Let me give one example. Let us consider the following two questions:
Question 1.  Is the probability for a 4-manifold to have negative Euler characteristic $>0$?
Question 2. Is the probability  for a symplectic $4$-manifold to have negative Euler characteristic $>0$?
I am sure that one can give a relatively precise answer to Question 1 and my common sense tells me that since the probability for a number to be negative equals $\frac{1}{2}$, the answer to the question is morally yes.
What is very surprising is that the answer to the second question is probably NO. In 1995 Gompf asked if  all such manifolds are blow ups of $S^2 \times \Sigma_g$ in at most $4g-5$ points where $\Sigma_g$ is a surface of genus $g$. This is still is an open question.
Added. It seems to me that it would not be unfair to say that the majority of constructions of compact symplectic 4-manifolds come for the moment from algebro-geometric analogues. In particular this is the case for Gompf sum, which is the most used construction. So in some sense the cloud of symplectic manifolds in dimension four that we see now is centred around algebraic surfaces. In particular this fact about symplectic 4-manifolds with negative Euler characteristic is inherited from the theory of algebraic surfaces (though one needs SW theory to prove it for symplectic manifolds). I think no one doubts that algebraic surfaces are not distributed among $4$-manifolds evenly.

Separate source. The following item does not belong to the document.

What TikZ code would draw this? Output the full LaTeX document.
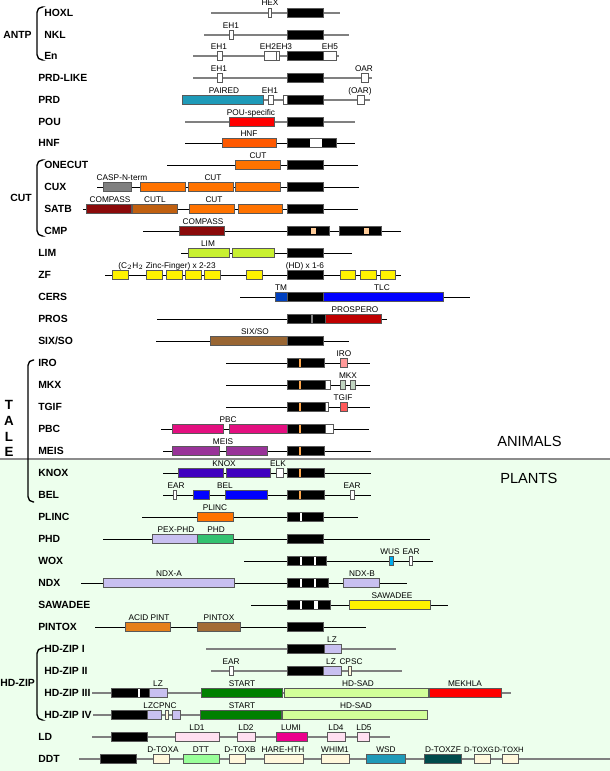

I want to add that there is a conjecture saying that four manifolds of constant sectional curvature $-1$ are never symplectic. It is not clear (for me) how well this conjecture is justified but still there are no ideas of how to construct symplectic structures on these manifolds...
A: Two results to "push the percentage down" (if the thing makes sense at all):
1) A symplectic $4$-manifold is in particular an almost complex manifold, so the Euler characteristic $e$ and the signature $\tau$ are such that $e+\tau\equiv 0$ $( \mathrm{mod}$ $4)$.
2) Fintushel and Stern have proved that there are infinitely many exotic $K3$ surfaces which do not admit any symplectic structure.